At 7 p.m. on a Sunday night, the parking lot at Curves Cabaret is nearly packed to capacity. Inside, scores of beautiful young women who look like they're prepared for a bacchanalian festival on the beaches of Rio De Janeiro circle the floor, offering patrons individual table dances for a minimum of $5 a pop. On the stage and the floor, breasts are everywhere - popping out of see through bras or just happily bouncing around, unobstructed.

Political science major Secret is among the nubile young ladies who've made a living of flaunting their stuff - taking it all (or most of it) off for the enjoyment of a mostly-male clientele. And like her stripper sisters, Secret maintains dancing is a legitimate way to face the financial pressures that accompany student life.

"I've always loved to perform," says Secret, who began dancing at the age of 4. "Being on stage, dancing to the music, it's kind of a thrill," she says.

Secret was drawn to topless dancing after working in a print shop and as a waitress. In terms of employment freedom, dancing has got them both beat, she says.

"It's cool because there are no set hours, no long hours. You can come in, take off whenever you want.
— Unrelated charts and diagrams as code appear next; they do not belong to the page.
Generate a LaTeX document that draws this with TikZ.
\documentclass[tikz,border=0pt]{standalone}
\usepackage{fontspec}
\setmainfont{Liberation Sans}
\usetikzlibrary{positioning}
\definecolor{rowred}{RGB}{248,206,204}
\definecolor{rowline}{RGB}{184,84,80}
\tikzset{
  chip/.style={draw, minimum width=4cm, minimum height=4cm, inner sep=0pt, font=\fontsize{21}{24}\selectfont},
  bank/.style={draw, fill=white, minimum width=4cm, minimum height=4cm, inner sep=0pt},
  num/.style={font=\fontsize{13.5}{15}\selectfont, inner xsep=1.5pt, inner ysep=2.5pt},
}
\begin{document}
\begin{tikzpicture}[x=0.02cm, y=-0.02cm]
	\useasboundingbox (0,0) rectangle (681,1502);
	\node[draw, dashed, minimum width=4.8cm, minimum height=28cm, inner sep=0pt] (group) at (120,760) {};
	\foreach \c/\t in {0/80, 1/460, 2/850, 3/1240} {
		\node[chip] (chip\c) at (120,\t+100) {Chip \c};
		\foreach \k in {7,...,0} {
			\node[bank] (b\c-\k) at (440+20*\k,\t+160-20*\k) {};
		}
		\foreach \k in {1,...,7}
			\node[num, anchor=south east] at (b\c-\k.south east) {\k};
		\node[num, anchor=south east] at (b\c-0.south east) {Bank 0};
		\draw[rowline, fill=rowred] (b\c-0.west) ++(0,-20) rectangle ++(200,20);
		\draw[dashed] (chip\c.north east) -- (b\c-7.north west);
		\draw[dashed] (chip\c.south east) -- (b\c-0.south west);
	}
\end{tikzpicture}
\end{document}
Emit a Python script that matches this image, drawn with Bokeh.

You don't have to call in sick," she says.

Not to mention, dancing tends to pay a bit better than running the photocopier at your local Kinko's.

"The money is, well, it's pretty good," she says with a sly smile.

And though Secret seems to ooze with an unabashed enthusiasm for her job, she admits there are some unsavory moments.

"Sometimes you get guys who touch you and they're not supposed to," she says. "We have lots of rules, like you're not supposed to touch them on their private parts, stuff like that."